Le parti que Chateaubriand prit en faveur des Grecs sa Note sur la Grèce et sa participation au comité philhellène de Paris en 1825 sont restés célèbres. On en a cependant moins retenu les circonstances: entré en disgrâce l’année précédente et révoqué du ministère des Affaires étrangères, il inscrivit cet engagement dans la «polémique» virulente qu’il mena désormais contre le gouvernement de Villèle pendant le règne de Charles X. Mais cette adoption de la cause grecque procédait d’un revirement par rapport à sa précédente position en tant que ministre : jugeant que la France n’avait rien à gagner dans un soutien des Grecs il avait en effet lui-même prôné l’attentisme qu’il combattit par la suite : en 1824 il affirmait encore que la France n’avait pas intérêt à soutenir la cause des Grecs qu’elle devait ménager la puissance ottomane et qu’elle ne devait pas prendre le risque de se brouiller avec les gouvernements européens pour lesquels elle était récemment devenue de pays vaincu en 1815 une puissance alliée.

L’étude de cette double position d’un Chateaubriand ministre et d’un Chateaubriand polémiste nous semble fournir un moyen de comprendre la complexité de ce qui se joua dans la France de la Restauration au milieu de la décennie 1820 et les voies de la transformation de la question grecque en question internationale.
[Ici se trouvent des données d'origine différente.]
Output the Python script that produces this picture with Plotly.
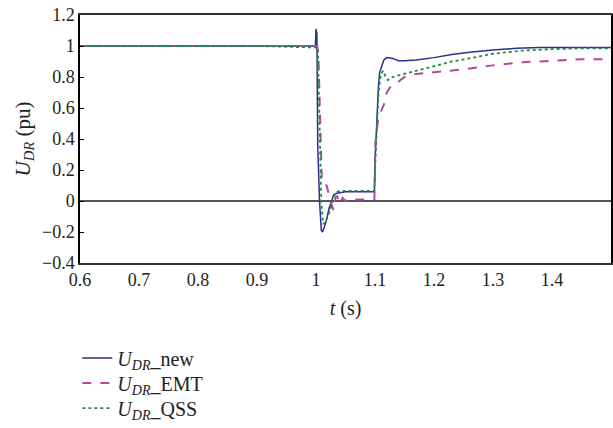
import plotly.graph_objects as go

# ---- data ----
t_new = [0.6, 0.7, 0.8, 0.9, 0.999, 1.0, 1.0015, 1.003, 1.006, 1.009, 1.011, 1.014, 1.018, 1.022, 1.026,
         1.03, 1.035, 1.05, 1.07, 1.099, 1.1005, 1.102, 1.104, 1.106, 1.108, 1.111, 1.115, 1.12, 1.13,
         1.14, 1.15, 1.17, 1.2, 1.23, 1.26, 1.3, 1.34, 1.38, 1.42, 1.46, 1.5]
u_new = [1.0, 1.0, 1.0, 1.0, 1.0, 1.11, 1.08, 0.35, 0.0, -0.19, -0.20, -0.17, -0.12, -0.05, 0.0,
         0.04, 0.05, 0.06, 0.06, 0.06, 0.3, 0.45, 0.55, 0.75, 0.83, 0.87, 0.91, 0.925, 0.92,
         0.905, 0.905, 0.91, 0.925, 0.945, 0.96, 0.975, 0.985, 0.99, 0.99, 0.99, 0.99]

t_emt = [0.6, 0.7, 0.8, 0.9, 1.002, 1.004, 1.006, 1.008, 1.01, 1.013, 1.018, 1.022, 1.026, 1.03, 1.033,
         1.036, 1.04, 1.045, 1.05, 1.055, 1.06, 1.07, 1.08, 1.099, 1.1005, 1.103, 1.106, 1.11, 1.115,
         1.12, 1.125, 1.13, 1.14, 1.15, 1.17, 1.2, 1.25, 1.3, 1.35, 1.4, 1.45, 1.5]
u_emt = [1.0, 1.0, 1.0, 1.0, 1.0, 0.95, 0.6, 0.3, 0.12, 0.11, 0.1, 0.04, -0.02, -0.06, 0.02,
         0.03, -0.02, 0.02, 0.0, 0.01, 0.0, 0.01, 0.01, 0.01, 0.37, 0.45, 0.55, 0.58, 0.62,
         0.7, 0.73, 0.75, 0.77, 0.8, 0.82, 0.83, 0.85, 0.875, 0.895, 0.905, 0.915, 0.915]

t_qss = [0.6, 0.7, 0.8, 0.9, 1.003, 1.005, 1.007, 1.009, 1.012, 1.016, 1.02, 1.024, 1.028, 1.032,
         1.036, 1.04, 1.06, 1.08, 1.099, 1.1005, 1.103, 1.106, 1.11, 1.114, 1.118, 1.122, 1.126,
         1.13, 1.14, 1.15, 1.17, 1.2, 1.23, 1.26, 1.3, 1.35, 1.4, 1.45, 1.5]
u_qss = [1.0, 1.0, 1.0, 1.0, 0.99, 0.7, 0.3, 0.0, -0.15, -0.13, -0.1, -0.06, 0.0, 0.04,
         0.06, 0.065, 0.065, 0.065, 0.065, 0.25, 0.45, 0.7, 0.82, 0.84, 0.8, 0.78, 0.79,
         0.8, 0.81, 0.82, 0.84, 0.87, 0.9, 0.92, 0.95, 0.97, 0.98, 0.985, 0.985]

x_ticks = [0.6, 0.7, 0.8, 0.9, 1.0, 1.1, 1.2, 1.3, 1.4]
x_tick_labels = ["0.6", "0.7", "0.8", "0.9", "1", "1.1", "1.2", "1.3", "1.4"]
y_ticks = [-0.4, -0.2, 0, 0.2, 0.4, 0.6, 0.8, 1.0, 1.2]
y_tick_labels = ["\u22120.4", "\u22120.2", "0", "0.2", "0.4", "0.6", "0.8", "1", "1.2"]

names = ["<i>U</i><sub><i>DR</i></sub>_new",
         "<i>U</i><sub><i>DR</i></sub>_EMT",
         "<i>U</i><sub><i>DR</i></sub>_QSS"]

FONT = "Liberation Serif"

fig = go.Figure()
fig.add_trace(go.Scatter(x=t_new, y=u_new, mode="lines", name=names[0], legend="legend",
                         line=dict(color="#2b2f8c", width=1.5)))
fig.add_trace(go.Scatter(x=t_emt, y=u_emt, mode="lines", name=names[1], legend="legend2",
                         line=dict(color="#b4489f", width=2, dash="dash")))
fig.add_trace(go.Scatter(x=t_qss, y=u_qss, mode="lines", name=names[2], legend="legend3",
                         line=dict(color="#1f8a45", width=1.8, dash="dot")))

def leg(yc):
    return dict(x=-0.005, y=yc, xanchor="left", yanchor="middle",
                font=dict(family=FONT, size=20), bgcolor="rgba(0,0,0,0)", itemwidth=30)

fig.update_layout(
    width=613, height=428,
    margin=dict(l=80, r=2, t=15, b=165, autoexpand=False),
    paper_bgcolor="white", plot_bgcolor="white",
    font=dict(family=FONT, size=18, color="#222"),
    showlegend=True,
    legend=leg(-0.383), legend2=leg(-0.484), legend3=leg(-0.585),
    xaxis=dict(range=[0.6, 1.5], tickvals=x_ticks, ticktext=x_tick_labels,
               showgrid=False, zeroline=False, showline=True, linecolor="#333",
               linewidth=1.5, mirror=True, ticks="", automargin=False,
               title=dict(text="<i>t</i> (s)", font=dict(family=FONT, size=20), standoff=12)),
    yaxis=dict(range=[-0.4, 1.2], tickvals=y_ticks, ticktext=y_tick_labels,
               showgrid=False, zeroline=True, zerolinecolor="#555", zerolinewidth=1.8,
               showline=True, linecolor="black", linewidth=1.5, mirror=True,
               ticks="inside", ticklen=4, tickcolor="black", automargin=False,
               title=dict(text="<i>U</i><sub><i>DR</i></sub> (pu)",
                          font=dict(family=FONT, size=21), standoff=6)),
)

fig.write_html("out.html")
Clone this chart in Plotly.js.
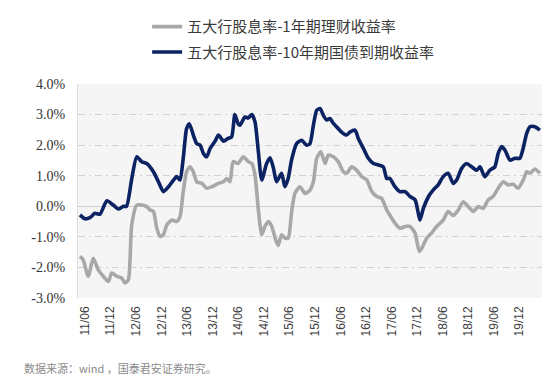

Elle permet sans doute d’identifier les mobiles d’une politique ou d’un engagement convictions profondes raison d’État intérêts personnels. Elle permet plus largement aussi de toucher le cœur de ce qu’a représenté le soulèvement grec de 1821 en France et en Europe : émergence de la question nationale et transformation de l’ordre établi par le congrès de Vienne où la logique des gouvernements un temps incarnée par Chateaubriand et les exigences de la société civile philhellène dont il devint l’une des grandes voix eurent à trouver des formes de compromis qui ne furent à leur tour pas sans effet sur le règlement de la question grecque et sur l’État hellène qui vit le jour après 1830.